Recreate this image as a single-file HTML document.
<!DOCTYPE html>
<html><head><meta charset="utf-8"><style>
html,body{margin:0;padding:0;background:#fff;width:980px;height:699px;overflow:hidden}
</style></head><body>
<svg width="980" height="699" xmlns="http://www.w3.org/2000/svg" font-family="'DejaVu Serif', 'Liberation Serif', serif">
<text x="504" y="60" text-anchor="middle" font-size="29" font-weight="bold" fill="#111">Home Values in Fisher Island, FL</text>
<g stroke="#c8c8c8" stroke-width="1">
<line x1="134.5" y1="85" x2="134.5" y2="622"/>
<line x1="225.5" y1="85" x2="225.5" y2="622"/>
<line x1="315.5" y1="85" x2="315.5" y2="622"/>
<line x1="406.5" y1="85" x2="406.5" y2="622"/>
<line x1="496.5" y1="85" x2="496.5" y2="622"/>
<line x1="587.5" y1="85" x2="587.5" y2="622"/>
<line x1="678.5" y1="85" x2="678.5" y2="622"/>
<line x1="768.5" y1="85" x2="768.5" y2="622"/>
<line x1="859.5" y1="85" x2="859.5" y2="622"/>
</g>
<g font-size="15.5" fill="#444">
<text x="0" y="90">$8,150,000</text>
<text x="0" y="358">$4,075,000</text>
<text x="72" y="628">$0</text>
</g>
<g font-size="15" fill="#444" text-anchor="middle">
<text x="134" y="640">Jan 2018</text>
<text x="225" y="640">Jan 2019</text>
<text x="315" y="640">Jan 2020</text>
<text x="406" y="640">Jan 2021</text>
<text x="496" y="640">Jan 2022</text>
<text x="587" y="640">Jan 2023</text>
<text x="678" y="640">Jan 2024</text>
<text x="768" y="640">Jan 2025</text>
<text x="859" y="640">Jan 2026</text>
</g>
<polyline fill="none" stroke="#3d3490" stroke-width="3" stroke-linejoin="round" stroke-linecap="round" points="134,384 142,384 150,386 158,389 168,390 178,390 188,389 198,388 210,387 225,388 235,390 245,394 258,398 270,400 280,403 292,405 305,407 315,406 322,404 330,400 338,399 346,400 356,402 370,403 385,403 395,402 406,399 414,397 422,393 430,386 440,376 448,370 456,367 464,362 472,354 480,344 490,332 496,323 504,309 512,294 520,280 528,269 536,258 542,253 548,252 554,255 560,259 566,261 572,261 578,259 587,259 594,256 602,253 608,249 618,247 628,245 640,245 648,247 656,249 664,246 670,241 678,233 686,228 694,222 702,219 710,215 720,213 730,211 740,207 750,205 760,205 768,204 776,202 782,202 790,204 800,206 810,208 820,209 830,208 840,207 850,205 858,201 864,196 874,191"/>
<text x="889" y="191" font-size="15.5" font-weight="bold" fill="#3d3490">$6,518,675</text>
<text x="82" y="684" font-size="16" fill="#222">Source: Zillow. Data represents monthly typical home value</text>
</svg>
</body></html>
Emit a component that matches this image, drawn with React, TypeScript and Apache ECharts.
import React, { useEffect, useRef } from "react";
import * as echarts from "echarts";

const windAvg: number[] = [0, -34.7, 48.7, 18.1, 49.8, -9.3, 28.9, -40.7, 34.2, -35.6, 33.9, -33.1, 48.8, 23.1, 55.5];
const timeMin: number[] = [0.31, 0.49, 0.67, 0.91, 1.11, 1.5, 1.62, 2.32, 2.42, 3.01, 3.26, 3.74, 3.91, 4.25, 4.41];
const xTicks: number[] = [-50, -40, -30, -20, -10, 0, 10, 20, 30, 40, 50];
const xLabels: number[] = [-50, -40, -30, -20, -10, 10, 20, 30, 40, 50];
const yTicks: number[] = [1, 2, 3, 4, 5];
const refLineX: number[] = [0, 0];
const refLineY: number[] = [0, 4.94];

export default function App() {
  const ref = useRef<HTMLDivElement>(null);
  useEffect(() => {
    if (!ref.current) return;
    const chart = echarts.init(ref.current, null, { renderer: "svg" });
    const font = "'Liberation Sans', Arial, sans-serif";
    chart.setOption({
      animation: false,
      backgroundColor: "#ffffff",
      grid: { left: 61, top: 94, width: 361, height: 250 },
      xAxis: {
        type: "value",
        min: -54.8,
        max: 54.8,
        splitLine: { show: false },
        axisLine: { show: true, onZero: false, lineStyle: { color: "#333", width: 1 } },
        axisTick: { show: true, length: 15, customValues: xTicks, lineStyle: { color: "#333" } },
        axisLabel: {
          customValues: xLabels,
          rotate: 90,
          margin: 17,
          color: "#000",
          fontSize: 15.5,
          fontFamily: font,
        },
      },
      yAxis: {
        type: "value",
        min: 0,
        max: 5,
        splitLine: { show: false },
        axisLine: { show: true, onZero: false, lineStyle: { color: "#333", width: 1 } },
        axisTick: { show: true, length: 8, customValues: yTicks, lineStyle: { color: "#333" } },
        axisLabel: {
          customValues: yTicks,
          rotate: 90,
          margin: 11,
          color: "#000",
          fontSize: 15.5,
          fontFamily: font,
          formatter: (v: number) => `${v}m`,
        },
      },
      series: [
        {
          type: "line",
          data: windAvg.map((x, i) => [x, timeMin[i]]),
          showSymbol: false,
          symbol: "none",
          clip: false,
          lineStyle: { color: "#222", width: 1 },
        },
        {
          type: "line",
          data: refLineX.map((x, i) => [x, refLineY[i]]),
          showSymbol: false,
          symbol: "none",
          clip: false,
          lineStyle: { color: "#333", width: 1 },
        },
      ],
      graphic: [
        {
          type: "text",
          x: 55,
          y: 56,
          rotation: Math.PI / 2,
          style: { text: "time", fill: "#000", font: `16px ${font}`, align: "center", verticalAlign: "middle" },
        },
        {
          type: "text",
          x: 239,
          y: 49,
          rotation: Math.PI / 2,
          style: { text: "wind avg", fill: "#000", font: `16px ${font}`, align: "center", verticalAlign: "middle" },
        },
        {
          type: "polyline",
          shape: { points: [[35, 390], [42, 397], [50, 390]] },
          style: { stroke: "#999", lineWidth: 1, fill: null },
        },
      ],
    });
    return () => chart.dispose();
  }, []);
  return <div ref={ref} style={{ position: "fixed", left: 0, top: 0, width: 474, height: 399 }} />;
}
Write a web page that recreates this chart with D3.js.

----

Short exercise: Exactly the lines from the line containing "Emit a component" to the line containing "const refLineY: number[] = [0, 4.94];", both included, are to be set down; no other line belongs in the answer.

Solution to this problem:
Emit a component that matches this image, drawn with React, TypeScript and Apache ECharts.
import React, { useEffect, useRef } from "react";
import * as echarts from "echarts";

const windAvg: number[] = [0, -34.7, 48.7, 18.1, 49.8, -9.3, 28.9, -40.7, 34.2, -35.6, 33.9, -33.1, 48.8, 23.1, 55.5];
const timeMin: number[] = [0.31, 0.49, 0.67, 0.91, 1.11, 1.5, 1.62, 2.32, 2.42, 3.01, 3.26, 3.74, 3.91, 4.25, 4.41];
const xTicks: number[] = [-50, -40, -30, -20, -10, 0, 10, 20, 30, 40, 50];
const xLabels: number[] = [-50, -40, -30, -20, -10, 10, 20, 30, 40, 50];
const yTicks: number[] = [1, 2, 3, 4, 5];
const refLineX: number[] = [0, 0];
const refLineY: number[] = [0, 4.94];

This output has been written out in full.